Print exactly the lines from the first one down to the line containing "fig = go.Figure()", both ends included, with no pictures and nothing else.
BEGIN Material provided
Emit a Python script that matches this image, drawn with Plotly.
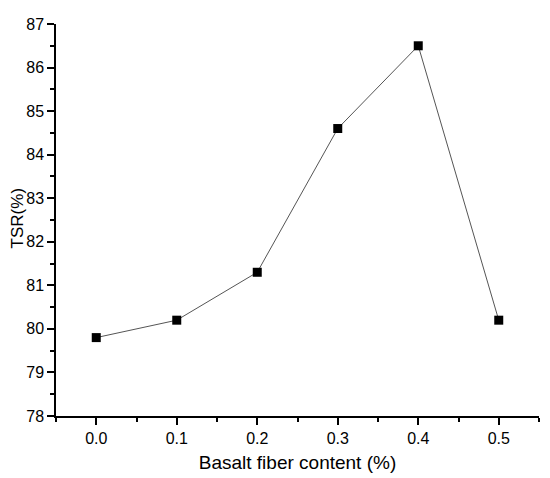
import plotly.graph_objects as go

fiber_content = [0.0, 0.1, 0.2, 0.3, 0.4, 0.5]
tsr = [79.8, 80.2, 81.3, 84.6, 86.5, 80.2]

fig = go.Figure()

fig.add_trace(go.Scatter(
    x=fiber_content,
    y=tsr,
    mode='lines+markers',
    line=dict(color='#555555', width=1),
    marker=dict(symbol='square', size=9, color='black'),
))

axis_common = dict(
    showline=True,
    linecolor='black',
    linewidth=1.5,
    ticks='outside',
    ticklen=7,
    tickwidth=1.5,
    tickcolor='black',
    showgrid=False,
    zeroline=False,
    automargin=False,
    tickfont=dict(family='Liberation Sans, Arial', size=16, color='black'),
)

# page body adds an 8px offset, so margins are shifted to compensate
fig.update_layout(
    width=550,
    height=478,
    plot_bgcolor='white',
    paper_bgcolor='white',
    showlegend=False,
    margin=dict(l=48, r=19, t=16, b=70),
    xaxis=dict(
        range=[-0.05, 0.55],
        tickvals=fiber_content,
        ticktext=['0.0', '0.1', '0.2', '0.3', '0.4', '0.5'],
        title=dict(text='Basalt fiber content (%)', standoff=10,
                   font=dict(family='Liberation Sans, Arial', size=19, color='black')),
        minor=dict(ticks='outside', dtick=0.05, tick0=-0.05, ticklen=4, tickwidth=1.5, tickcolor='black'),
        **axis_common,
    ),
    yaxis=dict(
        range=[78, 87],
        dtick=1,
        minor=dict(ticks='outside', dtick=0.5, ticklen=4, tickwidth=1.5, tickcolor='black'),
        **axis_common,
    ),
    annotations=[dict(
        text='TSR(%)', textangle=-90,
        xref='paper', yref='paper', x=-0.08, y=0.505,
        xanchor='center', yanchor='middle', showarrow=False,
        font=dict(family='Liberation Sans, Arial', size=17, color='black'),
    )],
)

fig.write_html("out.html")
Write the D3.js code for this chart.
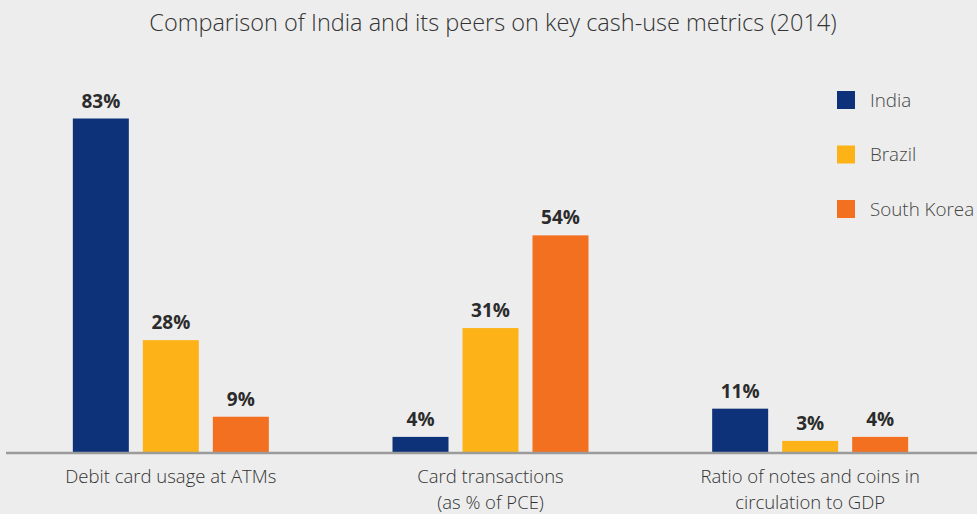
END Material provided
Output.
Emit a Python script that matches this image, drawn with Plotly.
import plotly.graph_objects as go

fiber_content = [0.0, 0.1, 0.2, 0.3, 0.4, 0.5]
tsr = [79.8, 80.2, 81.3, 84.6, 86.5, 80.2]

fig = go.Figure()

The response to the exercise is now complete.